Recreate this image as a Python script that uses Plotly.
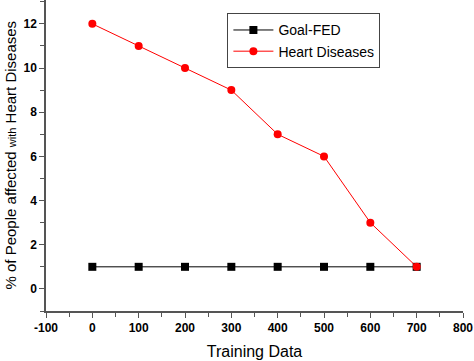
import plotly.graph_objects as go

training = [0, 100, 200, 300, 400, 500, 600, 700]
goal_fed = [1, 1, 1, 1, 1, 1, 1, 1]
heart = [12, 11, 10, 9, 7, 6, 3, 1]
x_ticks = [-100, 0, 100, 200, 300, 400, 500, 600, 700, 800]
x_tick_labels = ["-100", "0", "100", "200", "300", "400", "500", "600", "700", "800"]
y_ticks = [0, 2, 4, 6, 8, 10, 12]
y_title = "% of People affected <span style='font-size:11px'>with</span> Heart Diseases"

fig = go.Figure()
fig.add_trace(go.Scatter(x=training, y=goal_fed, mode="lines+markers", name="Goal-FED",
                         line=dict(color="black", width=1),
                         marker=dict(symbol="square", size=8, color="black")))
fig.add_trace(go.Scatter(x=training, y=heart, mode="lines+markers", name="Heart Diseases",
                         line=dict(color="red", width=1),
                         marker=dict(symbol="circle", size=8, color="red")))

tickfont = dict(size=12, family="Liberation Sans, Arial", weight="bold", color="black")
fig.update_layout(
    width=474, height=361,
    margin=dict(l=46, r=11, t=0, b=50, autoexpand=False),
    paper_bgcolor="white", plot_bgcolor="white",
    font=dict(family="Liberation Sans, Arial", color="black"),
    legend=dict(x=0.435, y=0.957, xanchor="left", yanchor="top",
                bordercolor="#444", borderwidth=1, bgcolor="white",
                font=dict(size=14), tracegroupgap=0, itemwidth=40),
    xaxis=dict(range=[-100, 800], tickvals=x_ticks, ticktext=x_tick_labels,
               showgrid=False, zeroline=False, automargin=False,
               showline=True, linecolor="#555", linewidth=1.5, ticks="outside", ticklen=5,
               tickcolor="#555",
               minor=dict(ticks="outside", ticklen=4, dtick=50, tickcolor="#555"),
               tickfont=tickfont,
               title=dict(text="Training Data", font=dict(size=16), standoff=12)),
    yaxis=dict(range=[-1, 13.08], tickvals=y_ticks, showgrid=False, zeroline=False,
               automargin=False,
               showline=True, linecolor="#555", linewidth=1.5, ticks="outside", ticklen=5,
               tickcolor="#555",
               minor=dict(ticks="outside", ticklen=4, dtick=1, tickcolor="#555"),
               tickfont=tickfont),
    annotations=[dict(text=y_title, xref="paper", yref="paper", x=0, y=0.5,
                      xshift=-36, xanchor="center", yanchor="middle", textangle=-90,
                      showarrow=False, font=dict(size=15, color="black"))],
)
fig.write_html("out.html", config={"displayModeBar": False},
               post_script="document.body.style.margin='0';document.body.style.overflow='hidden';")
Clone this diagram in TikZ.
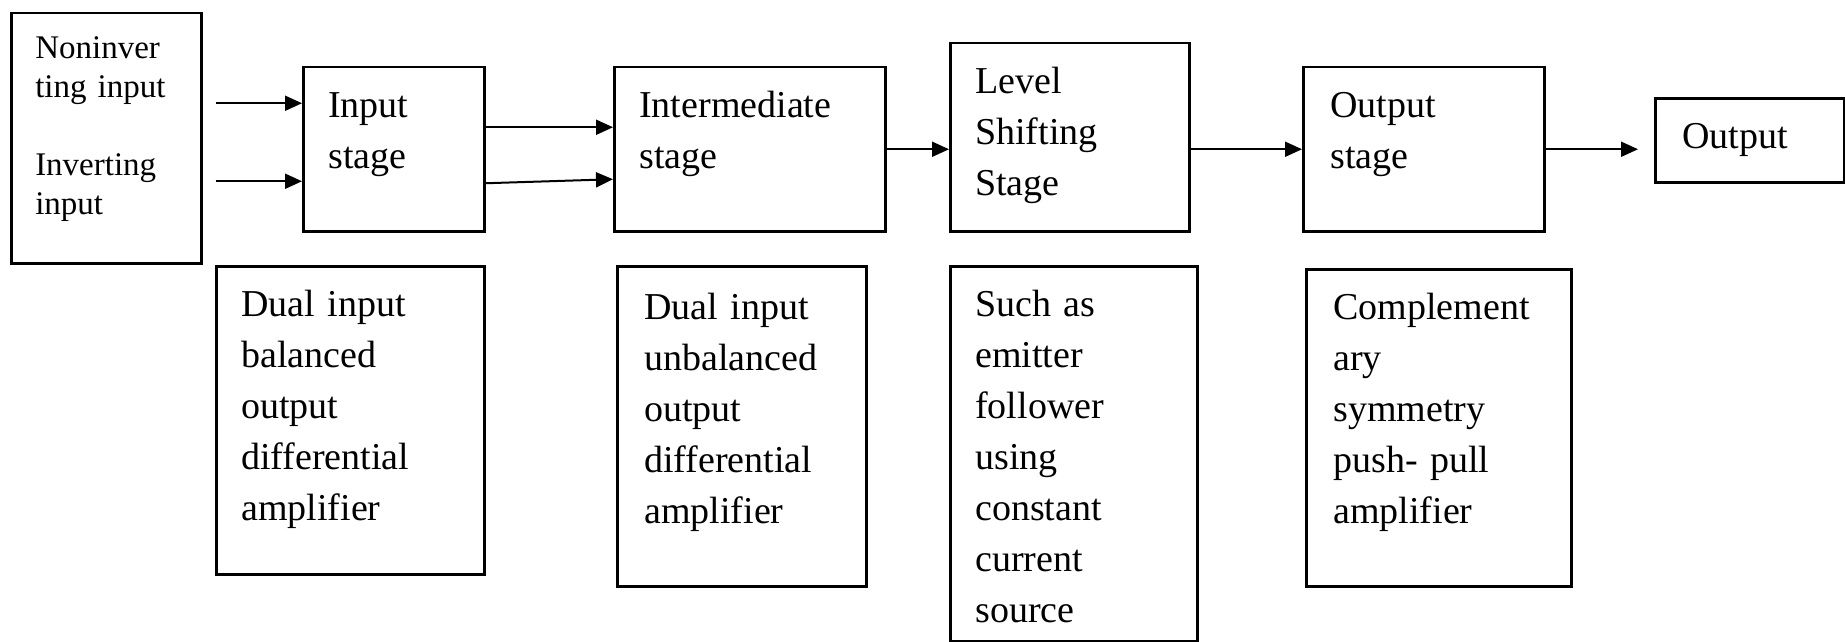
\documentclass[tikz,border=0pt]{standalone}
\usepackage{fontspec}
\setmainfont{Liberation Serif}
\usetikzlibrary{arrows.meta}
\usetikzlibrary{calc}

\tikzset{
    blk/.style={draw, line width=2.5pt, anchor=north west, align=left,
        inner xsep=25pt, inner ysep=0pt, text height=50pt,
        font=\fontsize{38}{51}\selectfont},
    arr/.style={line width=2pt, -{Triangle[length=17pt,width=15pt]}}
}

\begin{document}
\begin{tikzpicture}[x=1pt,y=-1pt]
    \useasboundingbox (0,0) rectangle (1845,642);

    \node[blk, text width=142pt, inner xsep=24pt, text height=45pt, text depth=205pt,
        font=\fontsize{33}{39}\selectfont] (src) at (10,12)
        {Noninver\\ting input\\[39pt]Inverting\\input};
    \node[blk, text width=131pt, text depth=114pt] (instage) at (302,66) {Input\\stage};
    \node[blk, text width=221pt, text depth=114pt] (inter) at (613,66) {Intermediate\\stage};
    \node[blk, text width=189pt, text depth=138pt] (level) at (949,42) {Level\\Shifting\\Stage};
    \node[blk, text width=187pt, inner xsep=27pt, text depth=114pt] (outstage) at (1302,66) {Output\\stage};
    \node[blk, text width=135pt, inner xsep=27pt, text depth=34pt] (out) at (1654,97) {Output};

    \node[blk, text width=218pt, text depth=258pt] (bal) at (215,265)
        {Dual input\\balanced\\output\\differential\\amplifier};
    \node[blk, text width=195pt, inner xsep=27pt, text height=53pt, text depth=267pt] (unbal) at (616,265)
        {Dual input\\unbalanced\\output\\differential\\amplifier};
    \node[blk, text width=197pt, text depth=325pt] (emit) at (949,265)
        {Such as\\emitter\\follower\\using\\constant\\current\\source};
    \node[blk, text width=211pt, inner xsep=27pt, text depth=267pt] (comp) at (1305,268)
        {Complement\\ary\\symmetry\\push- pull\\amplifier};

    \coordinate (nin) at ([yshift=46pt]instage.west);
    \coordinate (inv) at ([yshift=-32pt]instage.west);
    \draw[arr, shorten <=13pt] (src.east |- nin) -- (nin);
    \draw[arr, shorten <=13pt] (src.east |- inv) -- (inv);

    \draw[arr] ([yshift=22pt]instage.east) -- ([yshift=22pt]inter.west);
    \draw[arr] ([yshift=-34pt]instage.east) -- ([yshift=-30pt]inter.west);
    \draw[arr] (inter.east) -- (inter.east -| level.west);
    \draw[arr] (level.east |- outstage.west) -- (outstage.west);
    \draw[arr, shorten >=16pt] (outstage.east) -- (outstage.east -| out.west);
\end{tikzpicture}
\end{document}
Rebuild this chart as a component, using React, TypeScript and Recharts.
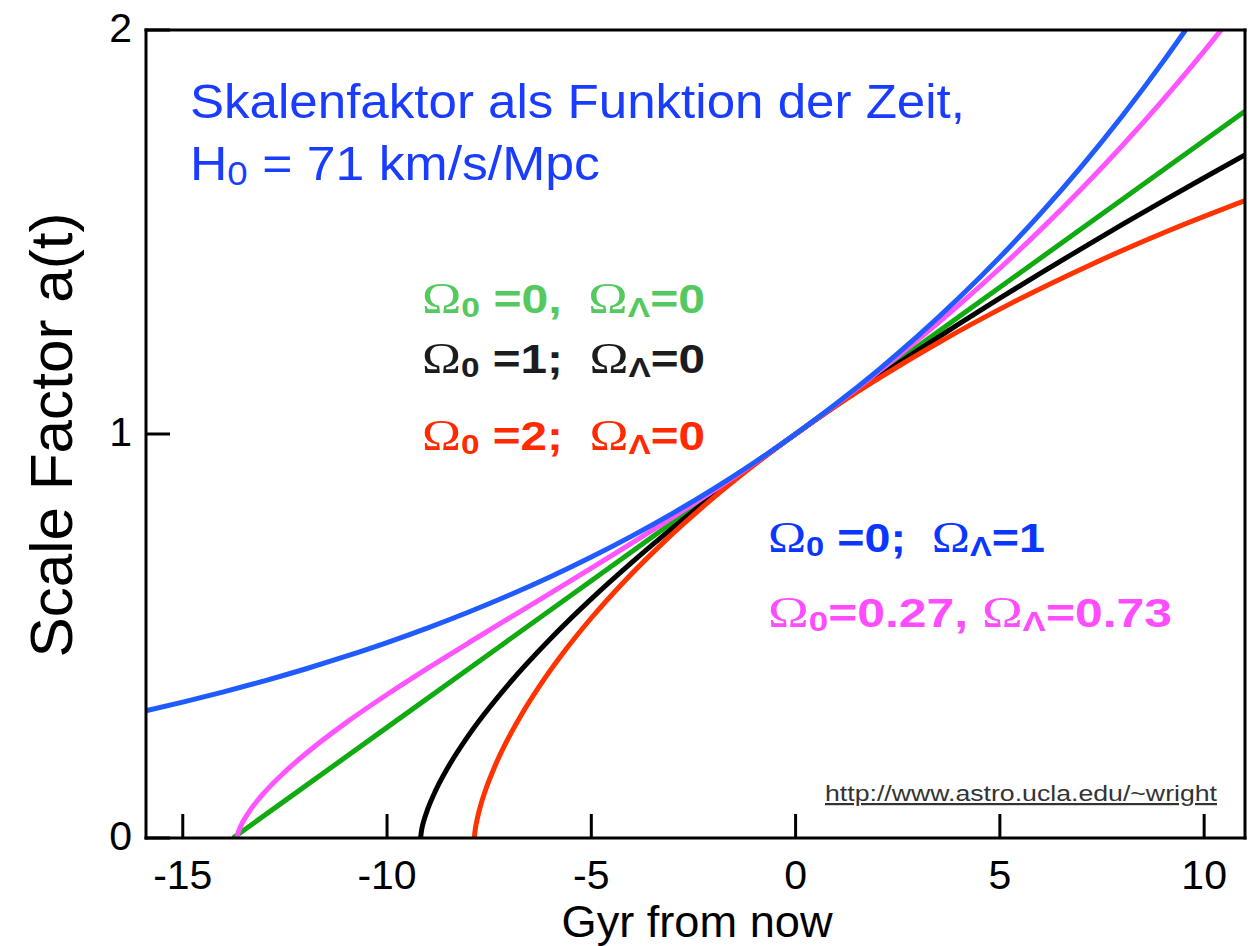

——————————

**REQUIRED TASK**
Take the data above and repeat it exactly, leaving each picture out.

**TASK RESULT**
Recreate this image as a Python script that uses Plotly.
import plotly.graph_objects as go

training = [0, 100, 200, 300, 400, 500, 600, 700]
goal_fed = [1, 1, 1, 1, 1, 1, 1, 1]
heart = [12, 11, 10, 9, 7, 6, 3, 1]
x_ticks = [-100, 0, 100, 200, 300, 400, 500, 600, 700, 800]
x_tick_labels = ["-100", "0", "100", "200", "300", "400", "500", "600", "700", "800"]
y_ticks = [0, 2, 4, 6, 8, 10, 12]
y_title = "% of People affected <span style='font-size:11px'>with</span> Heart Diseases"

fig = go.Figure()
fig.add_trace(go.Scatter(x=training, y=goal_fed, mode="lines+markers", name="Goal-FED",
                         line=dict(color="black", width=1),
                         marker=dict(symbol="square", size=8, color="black")))
fig.add_trace(go.Scatter(x=training, y=heart, mode="lines+markers", name="Heart Diseases",
                         line=dict(color="red", width=1),
                         marker=dict(symbol="circle", size=8, color="red")))

tickfont = dict(size=12, family="Liberation Sans, Arial", weight="bold", color="black")
fig.update_layout(
    width=474, height=361,
    margin=dict(l=46, r=11, t=0, b=50, autoexpand=False),
    paper_bgcolor="white", plot_bgcolor="white",
    font=dict(family="Liberation Sans, Arial", color="black"),
    legend=dict(x=0.435, y=0.957, xanchor="left", yanchor="top",
                bordercolor="#444", borderwidth=1, bgcolor="white",
                font=dict(size=14), tracegroupgap=0, itemwidth=40),
    xaxis=dict(range=[-100, 800], tickvals=x_ticks, ticktext=x_tick_labels,
               showgrid=False, zeroline=False, automargin=False,
               showline=True, linecolor="#555", linewidth=1.5, ticks="outside", ticklen=5,
               tickcolor="#555",
               minor=dict(ticks="outside", ticklen=4, dtick=50, tickcolor="#555"),
               tickfont=tickfont,
               title=dict(text="Training Data", font=dict(size=16), standoff=12)),
    yaxis=dict(range=[-1, 13.08], tickvals=y_ticks, showgrid=False, zeroline=False,
               automargin=False,
               showline=True, linecolor="#555", linewidth=1.5, ticks="outside", ticklen=5,
               tickcolor="#555",
               minor=dict(ticks="outside", ticklen=4, dtick=1, tickcolor="#555"),
               tickfont=tickfont),
    annotations=[dict(text=y_title, xref="paper", yref="paper", x=0, y=0.5,
                      xshift=-36, xanchor="center", yanchor="middle", textangle=-90,
                      showarrow=False, font=dict(size=15, color="black"))],
)
fig.write_html("out.html", config={"displayModeBar": False},
               post_script="document.body.style.margin='0';document.body.style.overflow='hidden';")
Clone this diagram in TikZ.
\documentclass[tikz,border=0pt]{standalone}
\usepackage{fontspec}
\setmainfont{Liberation Serif}
\usetikzlibrary{arrows.meta}
\usetikzlibrary{calc}

\tikzset{
    blk/.style={draw, line width=2.5pt, anchor=north west, align=left,
        inner xsep=25pt, inner ysep=0pt, text height=50pt,
        font=\fontsize{38}{51}\selectfont},
    arr/.style={line width=2pt, -{Triangle[length=17pt,width=15pt]}}
}

\begin{document}
\begin{tikzpicture}[x=1pt,y=-1pt]
    \useasboundingbox (0,0) rectangle (1845,642);

    \node[blk, text width=142pt, inner xsep=24pt, text height=45pt, text depth=205pt,
        font=\fontsize{33}{39}\selectfont] (src) at (10,12)
        {Noninver\\ting input\\[39pt]Inverting\\input};
    \node[blk, text width=131pt, text depth=114pt] (instage) at (302,66) {Input\\stage};
    \node[blk, text width=221pt, text depth=114pt] (inter) at (613,66) {Intermediate\\stage};
    \node[blk, text width=189pt, text depth=138pt] (level) at (949,42) {Level\\Shifting\\Stage};
    \node[blk, text width=187pt, inner xsep=27pt, text depth=114pt] (outstage) at (1302,66) {Output\\stage};
    \node[blk, text width=135pt, inner xsep=27pt, text depth=34pt] (out) at (1654,97) {Output};

    \node[blk, text width=218pt, text depth=258pt] (bal) at (215,265)
        {Dual input\\balanced\\output\\differential\\amplifier};
    \node[blk, text width=195pt, inner xsep=27pt, text height=53pt, text depth=267pt] (unbal) at (616,265)
        {Dual input\\unbalanced\\output\\differential\\amplifier};
    \node[blk, text width=197pt, text depth=325pt] (emit) at (949,265)
        {Such as\\emitter\\follower\\using\\constant\\current\\source};
    \node[blk, text width=211pt, inner xsep=27pt, text depth=267pt] (comp) at (1305,268)
        {Complement\\ary\\symmetry\\push- pull\\amplifier};

    \coordinate (nin) at ([yshift=46pt]instage.west);
    \coordinate (inv) at ([yshift=-32pt]instage.west);
    \draw[arr, shorten <=13pt] (src.east |- nin) -- (nin);
    \draw[arr, shorten <=13pt] (src.east |- inv) -- (inv);

    \draw[arr] ([yshift=22pt]instage.east) -- ([yshift=22pt]inter.west);
    \draw[arr] ([yshift=-34pt]instage.east) -- ([yshift=-30pt]inter.west);
    \draw[arr] (inter.east) -- (inter.east -| level.west);
    \draw[arr] (level.east |- outstage.west) -- (outstage.west);
    \draw[arr, shorten >=16pt] (outstage.east) -- (outstage.east -| out.west);
\end{tikzpicture}
\end{document}
Rebuild this chart as a component, using React, TypeScript and Recharts.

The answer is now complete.